Safety and Compliance Considerations That Affect Production
Production planning is not only about quantity per hour. Safety controls can alter real operating cycles and must be incorporated into schedule assumptions. Regulatory and technical guidance from government sources should be part of your planning package, especially where silica exposure, stormwater handling, or pressurized systems are involved.
- OSHA construction silica requirements for concrete-related operations and worker protection controls.
- EPA stormwater construction guidance relevant to dewatering discharge and site water management.
- U.S. Bureau of Reclamation pump technical primer for practical pump behavior fundamentals.
When these controls are integrated early, crews avoid reactive stoppages and hold points that erode productivity late in the shift.
Field-Proven Strategy to Increase Effective Production Rate
Pre-shift readiness
- Verify spare wear parts and hose condition before mobilization.

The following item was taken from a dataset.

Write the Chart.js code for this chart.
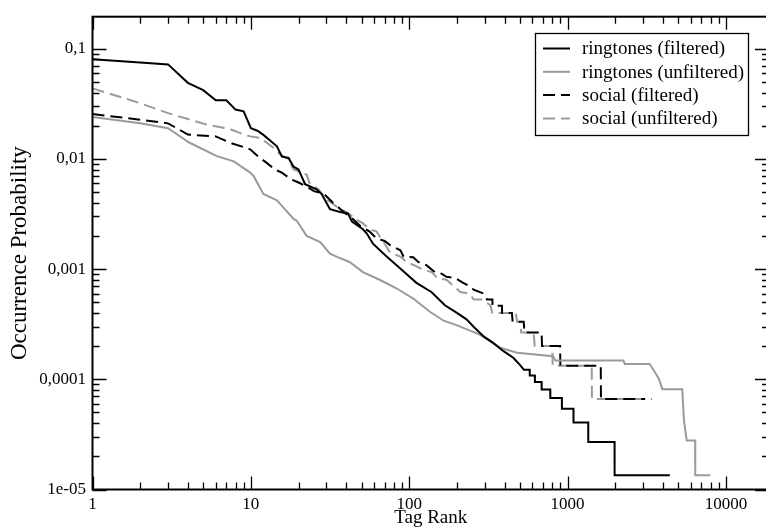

- Confirm communication protocol between placement and feed teams.
- Stage cleanup tools and flushing water in advance.
During shift
- Track interval output every 30 to 60 minutes to catch drift early.
- Log and classify delays in real time, not after shift end.
- Adjust line routing and crew roles if wait times trend upward.
Post-shift review
- Compare planned effective rate to actual effective rate.
- Update default availability and efficiency factors for next estimate.
- Share lessons with both operations and estimating teams.
Final Takeaway
If you want accurate pump hour forecasts, separate theoretical pump capacity from field-effective production. Use unit-consistent calculations, apply reliability and efficiency factors honestly, and include non-pumping overhead. The calculator above gives you a practical framework for fast planning. The real performance gain comes from feeding it with your own site data every day, then continuously refining assumptions. That is how you move from rough estimates to dependable, production-grade schedule control.